Parenting

Raising Peaceful Children In A Violent World

by Pat Blackwell, Ph.D.

The tragedy at Sandy Hook Elementary School in Connecticut invigorated social interest in what leads to violence. The primary factors being debated include gun control, screening people who purchase guns (including their mental health status), and the impact of media violence.

While politicians debate about laws, one factor is under the direct control of all of us. Concerned parents can take a stand against violence by carefully monitoring their child’s access to violent content in television, music, and video games.  The American Academy of Pediatrics’ Council on Communications and Media published a report in its Nov. 2009 issue of Pediatrics detailing how media violence can contribute to aggressive behavior and the desensitization to violence, among other harmful effects. The impact of video games specifically on children is still being researched; however, it is likely that their danger is even higher than television and movies due to the interactive nature of the medium and the rewards and positive feelings that are granted for virtual violence (the points granted for killing others bring pleasure and satisfaction).

The process of monitoring exposure to violent media is easier when children are young and becomes much more difficult (maybe impossible) as children move into adolescence. But vigilance along with discussion of violence early in a child’s life may help him learn to make better decisions about what to watch and play when parents aren’t around. Moreover, informed children and adolescents will learn to interpret negative messages in a more critical way and be less vulnerable to the ill effects of media violence.

Unscripted play is okay

While it may seem counterintuitive, I advise parents to take a liberal view when it comes to toy gun play. Children have an innate drive to understand their world. One of the primary ways children advance their learning is through play. I am not recommending that parents stockpile toy guns in the nursery; however, when a child holds up a stick to represent a gun or sword, or when violent themes make their way into child play, this should be allowed. Parents should not interfere in play and should not put children down for exploring darker themes in play.

Often times the morals we want children to learn about violence are reinforced through play (if the child has been taught that violence leads to negative outcomes). In other words, the aggressor in play is usually the bad guy who gets his comeuppance. Unfortunately in the media, especially in violent video games, the opposite is true; the aggressor wins! This sort of content along with humorous portrayal of violence and death may be the most damaging models for children.

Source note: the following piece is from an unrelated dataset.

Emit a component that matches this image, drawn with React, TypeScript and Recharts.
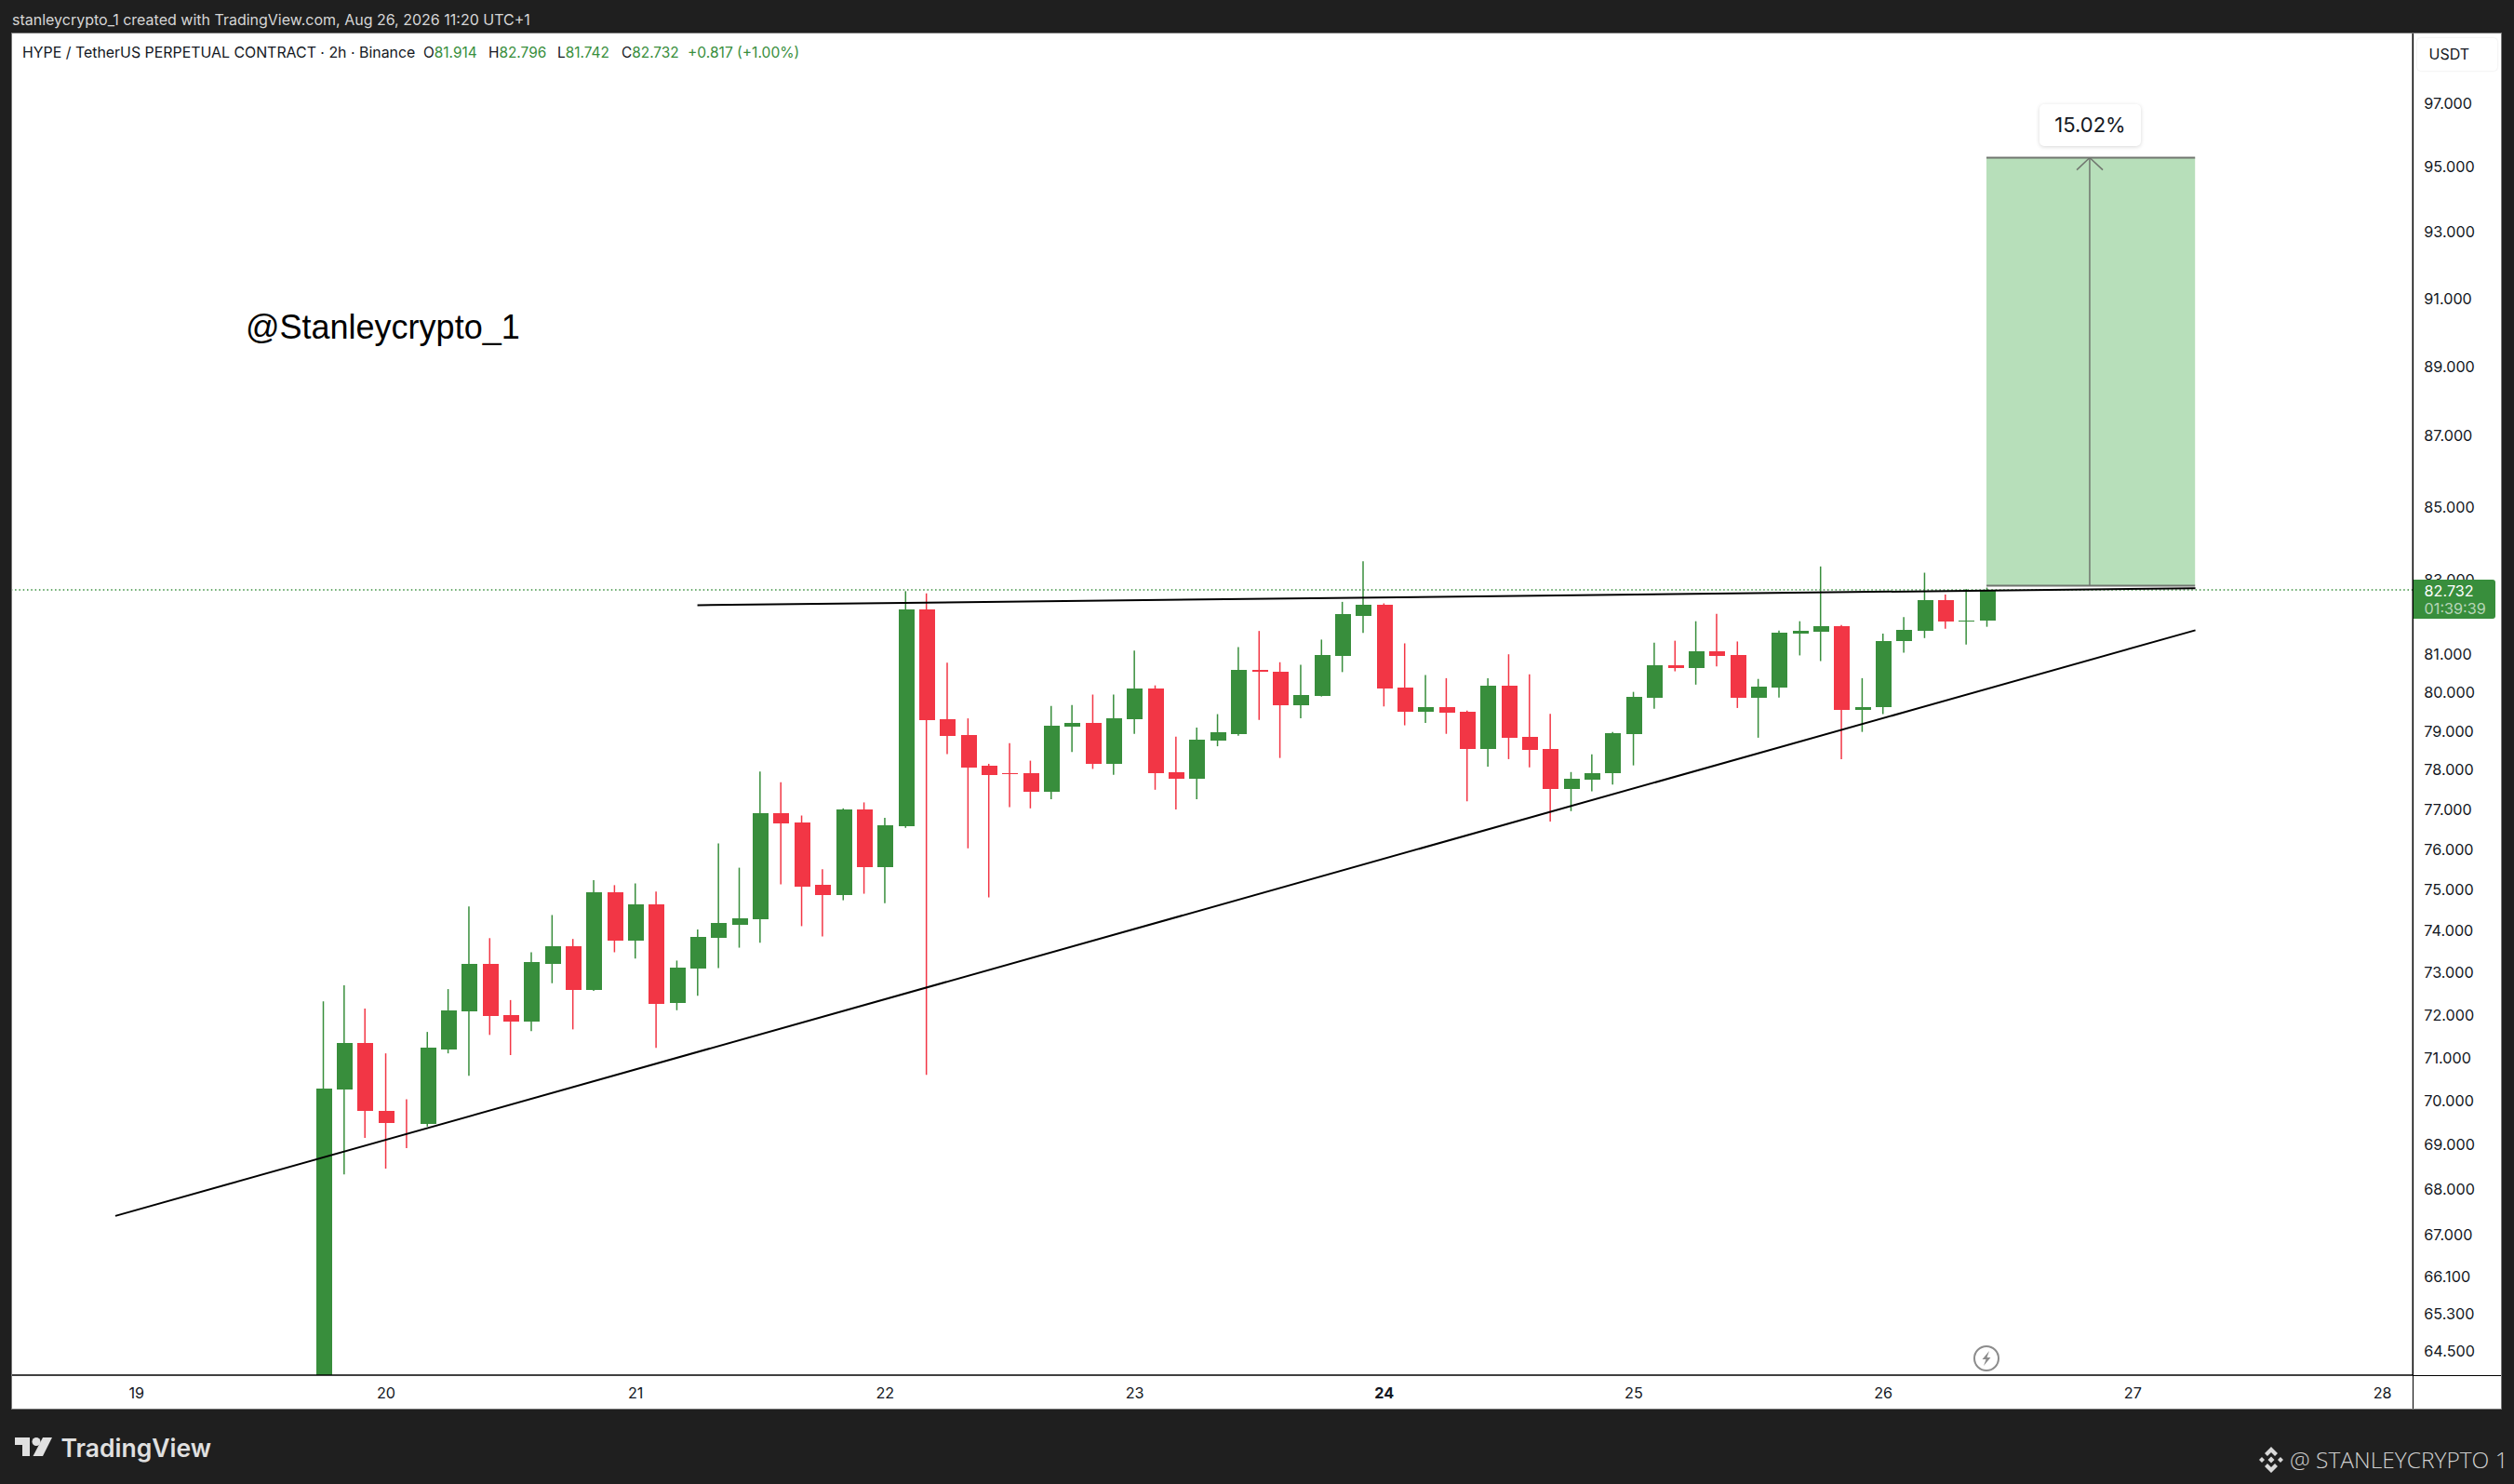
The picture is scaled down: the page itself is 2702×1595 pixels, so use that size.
import { Bar, Cell, ComposedChart, ReferenceArea, ReferenceLine, XAxis, YAxis } from "recharts"

// 2h candles, the first one opens on the 19th at 18:00
const firstCandleDay = 19.75

const opens = [
  63.5, 70.27, 71.34, 69.78, 69.51, 69.48, 71.2, 72.08, 73.2, 71.99, 71.85, 73.22, 73.63, 72.58, 74.94, 73.76, 74.64,
  72.29, 73.11, 73.83, 74.16, 74.28, 76.91, 76.68, 75.12, 74.87, 77.01, 75.57, 76.59, 82.21, 79.31, 78.9, 78.1, 77.91,
  77.91, 77.46, 79.12, 79.21, 78.16, 79.32, 80.11, 77.95, 77.79, 78.76, 78.93, 80.59, 80.56, 79.68, 79.92, 80.96, 82.04,
  82.34, 80.14, 79.5, 79.63, 79.51, 78.54, 80.19, 78.86, 78.53, 77.53, 77.75, 77.93, 78.93, 79.87, 80.73, 80.65, 81.08,
  80.98, 79.87, 80.14, 81.56, 81.61, 81.76, 79.56, 79.63, 81.35, 81.64, 82.47, 81.89, 81.914,
]
const highs = [
  72.32, 72.7, 72.15, 71.1, 70.04, 71.6, 72.61, 74.6, 73.83, 72.35, 73.49, 74.39, 73.81, 75.24, 75.12, 75.16, 74.96,
  73.29, 74.04, 76.15, 75.55, 77.96, 77.69, 76.85, 75.51, 77.03, 77.18, 76.79, 82.7, 82.64, 80.79, 79.33, 78.16, 78.69,
  78.24, 79.65, 79.68, 79.95, 79.95, 81.11, 80.19, 78.86, 79.09, 79.44, 81.2, 81.63, 80.8, 80.73, 81.4, 82.41, 83.51,
  82.37, 81.3, 80.46, 80.38, 79.53, 80.38, 81.01, 80.48, 79.45, 77.95, 78.4, 78.98, 80.02, 81.32, 81.37, 81.89, 82.09,
  81.35, 80.36, 81.64, 81.89, 83.37, 81.79, 80.38, 81.56, 82.0, 83.2, 82.61, 82.76, 82.796,
]
const lows = [
  63.3, 68.34, 69.16, 68.47, 68.93, 69.42, 71.1, 70.58, 71.53, 71.06, 71.62, 72.75, 71.66, 72.57, 73.49, 73.34, 71.23,
  72.11, 72.45, 73.11, 73.6, 73.72, 75.14, 74.12, 73.87, 74.75, 74.91, 74.68, 76.54, 70.6, 78.41, 76.03, 74.82, 77.06,
  77.03, 77.26, 78.46, 78.03, 77.88, 78.93, 77.5, 77.0, 77.26, 78.61, 78.88, 79.29, 78.31, 79.33, 79.9, 80.54, 81.58,
  79.64, 79.15, 79.21, 78.93, 77.21, 78.09, 78.28, 78.07, 76.7, 76.96, 77.46, 77.63, 78.12, 79.58, 80.56, 80.21, 80.69,
  79.6, 78.83, 79.87, 80.98, 80.83, 78.28, 78.98, 79.44, 81.05, 81.44, 81.69, 81.27, 81.742,
]
const closes = [
  70.28, 71.34, 69.78, 69.5, 69.49, 71.23, 72.1, 73.2, 71.97, 71.85, 73.25, 73.63, 72.58, 74.94, 73.76, 74.64, 72.27,
  73.13, 73.85, 74.19, 74.3, 76.91, 76.66, 75.09, 74.87, 77.01, 75.57, 76.6, 82.21, 79.29, 78.88, 78.07, 77.88, 77.89,
  77.46, 79.15, 79.21, 78.16, 79.33, 80.11, 77.92, 77.79, 78.78, 78.96, 80.59, 80.54, 79.68, 79.95, 80.98, 82.07, 82.34,
  80.11, 79.5, 79.63, 79.48, 78.54, 80.19, 78.83, 78.51, 77.53, 77.77, 77.93, 78.95, 79.9, 80.73, 80.65, 81.08, 80.96,
  79.87, 80.16, 81.59, 81.64, 81.76, 79.56, 79.63, 81.37, 81.66, 82.47, 81.89, 81.91, 82.732,
]

const dayTicks = [19, 20, 21, 22, 23, 24, 25, 26, 27, 28]
const priceTicks = [
  97, 95, 93, 91, 89, 87, 85, 83, 81, 80, 79, 78, 77, 76, 75, 74, 73, 72, 71, 70, 69, 68, 67, 66.1, 65.3, 64.5,
]

const lastPrice = 82.732
const resistance = { from: { x: 21.2476, y: 82.32 }, to: { x: 27.2506, y: 82.78 } }
const support = { from: { x: 18.915, y: 67.42 }, to: { x: 27.2506, y: 81.65 } }
const target = { left: 26.4132, right: 27.2492, mid: 26.8269, bottom: 82.85, top: 95.29 }
const arrowHead = { left: 26.7751, right: 26.8795, y: 94.91 }

const GREEN = "#388e3c"
const RED = "#f23645"
const TOOL = "#70756f"
const DARK = "#1f1f1f"
const UI_FONT = "Inter, sans-serif"

const candles = opens.map((open, i) => ({
  day: firstCandleDay + i / 12,
  body: [Math.min(open, closes[i]), Math.max(open, closes[i])],
  wick: [lows[i], highs[i]],
  up: closes[i] >= open,
}))

function DayTick({ x, y, payload }: any) {
  return (
    <text
      x={x}
      y={y + 19}
      textAnchor="middle"
      dominantBaseline="middle"
      fontFamily={UI_FONT}
      fontSize={16.2}
      fontWeight={payload.value === 24 ? 700 : 400}
      fill="#131722"
    >
      {payload.value}
    </text>
  )
}

function Abs({ x, y, color = "#131722", size = 16, style, children }: any) {
  // y is the vertical centre of the text
  return (
    <div
      style={{
        position: "absolute",
        left: x,
        top: y,
        transform: "translateY(-50%)",
        color,
        fontFamily: UI_FONT,
        fontSize: size,
        lineHeight: 1,
        whiteSpace: "nowrap",
        ...style,
      }}
    >
      {children}
    </div>
  )
}

export default function App() {
  return (
    <div style={{ position: "absolute", left: 0, top: 0, width: 2702, height: 1595, background: DARK, overflow: "hidden" }}>
      <div
        style={{
          position: "absolute",
          left: 13,
          top: 36,
          width: 2675,
          height: 1478,
          background: "#fff",
          boxShadow: "0 0 0 1px #777",
        }}
      />
      <div style={{ position: "absolute", left: 2592.5, top: 1478, width: 1.5, height: 36, background: "#000" }} />
      <div style={{ position: "absolute", left: 2593, top: 1477.5, width: 95, height: 1.5, background: "#000" }} />

      <div style={{ position: "absolute", left: 0, top: 0 }}>
        <ComposedChart
          width={2702}
          height={1595}
          data={candles}
          margin={{ top: 36, left: 13, right: 13.7, bottom: 81 }}
        >
          <XAxis
            xAxisId="body"
            dataKey="day"
            type="number"
            domain={[18.5012, 28.122]}
            ticks={dayTicks}
            interval={0}
            height={36}
            tick={<DayTick />}
            tickSize={0}
            tickLine={false}
            axisLine={{ stroke: "#000", strokeWidth: 1.5 }}
          />
          <XAxis xAxisId="wick" dataKey="day" type="number" domain={[18.5012, 28.122]} ticks={dayTicks} hide />
          <YAxis
            orientation="right"
            scale="log"
            type="number"
            domain={[64, 99.24]}
            allowDataOverflow
            ticks={priceTicks}
            interval={0}
            width={95}
            tickSize={0}
            tickMargin={12}
            tickFormatter={(v: number) => v.toFixed(3)}
            tick={{ fill: "#131722", fontSize: 16.2, fontFamily: UI_FONT }}
            axisLine={{ stroke: "#000", strokeWidth: 1.5 }}
          />

          <ReferenceArea
            xAxisId="body"
            x1={target.left}
            x2={target.right}
            y1={target.bottom}
            y2={target.top}
            fill="#b7dfba"
            fillOpacity={1}
            stroke="none"
          />
          <ReferenceLine
            xAxisId="body"
            y={lastPrice}
            stroke={GREEN}
            strokeWidth={1.5}
            strokeDasharray="1.5 2.8"
          />
          <ReferenceLine
            xAxisId="body"
            segment={[support.from, support.to]}
            stroke="#000"
            strokeWidth={2}
          />
          <ReferenceLine
            xAxisId="body"
            segment={[resistance.from, resistance.to]}
            stroke="#000"
            strokeWidth={2}
          />
          <ReferenceLine
            xAxisId="body"
            segment={[{ x: target.left, y: target.top }, { x: target.right, y: target.top }]}
            stroke={TOOL}
            strokeWidth={2}
          />
          <ReferenceLine
            xAxisId="body"
            segment={[{ x: target.left, y: target.bottom }, { x: target.right, y: target.bottom }]}
            stroke={TOOL}
            strokeWidth={2}
          />
          <ReferenceLine
            xAxisId="body"
            segment={[{ x: target.mid, y: target.bottom }, { x: target.mid, y: target.top }]}
            stroke={TOOL}
            strokeWidth={1.5}
          />
          <ReferenceLine
            xAxisId="body"
            segment={[{ x: arrowHead.left, y: arrowHead.y }, { x: target.mid, y: target.top }]}
            stroke={TOOL}
            strokeWidth={1.5}
          />
          <ReferenceLine
            xAxisId="body"
            segment={[{ x: arrowHead.right, y: arrowHead.y }, { x: target.mid, y: target.top }]}
            stroke={TOOL}
            strokeWidth={1.5}
          />

          <Bar xAxisId="wick" dataKey="wick" barSize={1.5} isAnimationActive={false}>
            {candles.map((c, i) => (
              <Cell key={i} fill={c.up ? GREEN : RED} />
            ))}
          </Bar>
          <Bar xAxisId="body" dataKey="body" barSize={17} shapeRendering="crispEdges" isAnimationActive={false}>
            {candles.map((c, i) => (
              <Cell key={i} fill={c.up ? GREEN : RED} />
            ))}
          </Bar>
        </ComposedChart>
      </div>

      {/* header */}
      <Abs x={13} y={20.5} color="#d6d6d6" size={16}>
        stanleycrypto_1 created with TradingView.com, Aug 26, 2026 11:20 UTC+1
      </Abs>
      <Abs x={24} y={57} size={15.9}>HYPE / TetherUS PERPETUAL CONTRACT · 2h · Binance</Abs>
      <Abs x={455} y={57} size={15.4}>O<span style={{ color: GREEN }}>81.914</span></Abs>
      <Abs x={525} y={57} size={15.4}>H<span style={{ color: GREEN }}>82.796</span></Abs>
      <Abs x={599} y={57} size={15.4}>L<span style={{ color: GREEN }}>81.742</span></Abs>
      <Abs x={668} y={57} size={15.4}>C<span style={{ color: GREEN }}>82.732</span></Abs>
      <Abs x={739} y={57} size={15.6} color={GREEN}>+0.817 (+1.00%)</Abs>

      {/* annotation */}
      <Abs x={264} y={352} size={36} color="#000" style={{ fontFamily: "'Liberation Sans', sans-serif" }}>
        @Stanleycrypto_1
      </Abs>

      {/* position label */}
      <div
        style={{
          position: "absolute",
          left: 2192,
          top: 112,
          width: 109,
          height: 45,
          background: "#fff",
          borderRadius: 5,
          boxShadow: "0 1px 4px rgba(0,0,0,0.16)",
          textAlign: "center",
          lineHeight: "45px",
          fontFamily: UI_FONT,
          fontSize: 22,
          color: "#131722",
        }}
      >
        15.02%
      </div>

      {/* currency button */}
      <div
        style={{
          position: "absolute",
          left: 2598,
          top: 41,
          width: 86,
          height: 35,
          borderRadius: 4,
          boxShadow: "0 0 2px rgba(0,0,0,0.15)",
          background: "#fff",
        }}
      />
      <Abs x={2610.5} y={58} size={16}>USDT</Abs>

      {/* last price tag */}
      <div
        style={{
          position: "absolute",
          left: 2594,
          top: 623,
          width: 88,
          height: 42,
          background: GREEN,
          borderRadius: "0 3px 3px 0",
        }}
      />
      <Abs x={2605.6} y={635} size={16.2} color="#fff">82.732</Abs>
      <Abs x={2605.6} y={654} size={16.2} color="rgba(255,255,255,0.65)">01:39:39</Abs>

      {/* flash icon */}
      <svg style={{ position: "absolute", left: 2119, top: 1444 }} width={32} height={32}>
        <circle cx={16} cy={16} r={13} fill="#fff" stroke="#8c8c8c" strokeWidth={2} />
        <path d="M19 8 L11.5 17 L15.5 17 L13 24 L20.5 15 L16.5 15 Z" fill="#8c8c8c" />
      </svg>

      {/* footer */}
      <svg style={{ position: "absolute", left: 15, top: 1543 }} width={42} height={24} fill="#e0e0e0">
        <path d="M1 2 H17 V22 H9 V10 H1 Z" />
        <circle cx={24} cy={6.5} r={4.5} />
        <path d="M31 2 H41 L31 22 H20.5 Z" />
      </svg>
      <Abs x={65.5} y={1556} size={26.5} color="#e0e0e0" style={{ fontWeight: 600 }}>TradingView</Abs>
      <svg style={{ position: "absolute", left: 2427, top: 1555 }} width={28} height={28} fill="#d8d8d8">
        <path d="M14 0 L21 7 L18 10 L14 6 L10 10 L7 7 Z" />
        <path d="M14 28 L7 21 L10 18 L14 22 L18 18 L21 21 Z" />
        <path d="M14 10.5 L17.5 14 L14 17.5 L10.5 14 Z" />
        <path d="M4 11 L7 14 L4 17 L1 14 Z" />
        <path d="M24 11 L27 14 L24 17 L21 14 Z" />
      </svg>
      <Abs x={2461} y={1569} size={24.5} color="#d0d0d0" style={{ fontFamily: "'Open Sans', sans-serif", fontWeight: 300 }}>
        @ STANLEYCRYPTO 1
      </Abs>
    </div>
  )
}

Replacing screen time with family time

In addition to monitoring content and teaching children about the negative effects of aggression, parents must limit screen time. The American Academy of Pediatrics is very conservative about this; however, a reasonable guideline is no more than one to two hours of screen time per day for older elementary school kids and adolescents and less than one hour for preschoolers and young elementary students (this includes TV, video games, internet surfing, movies and so forth). Instead of screen time, parents can make family meals, exercise, game nights and reading part of the daily routine. This often requires sacrifice and self-discipline for parents as well as children.

In addition, parents and children can volunteer and do service projects, or advocate in other ways to advance goodwill and nonviolence. These activities not only get children away from screens, but also help strengthen the bond between parents and children (which are also compromised by too much screen time).

While the media is in a threatening position to supplant parents’ messages to children, youngsters are still more likely to emulate models that they love, respect and have a relationship with. In this way, we promote love in our communities by loving and relating to our children.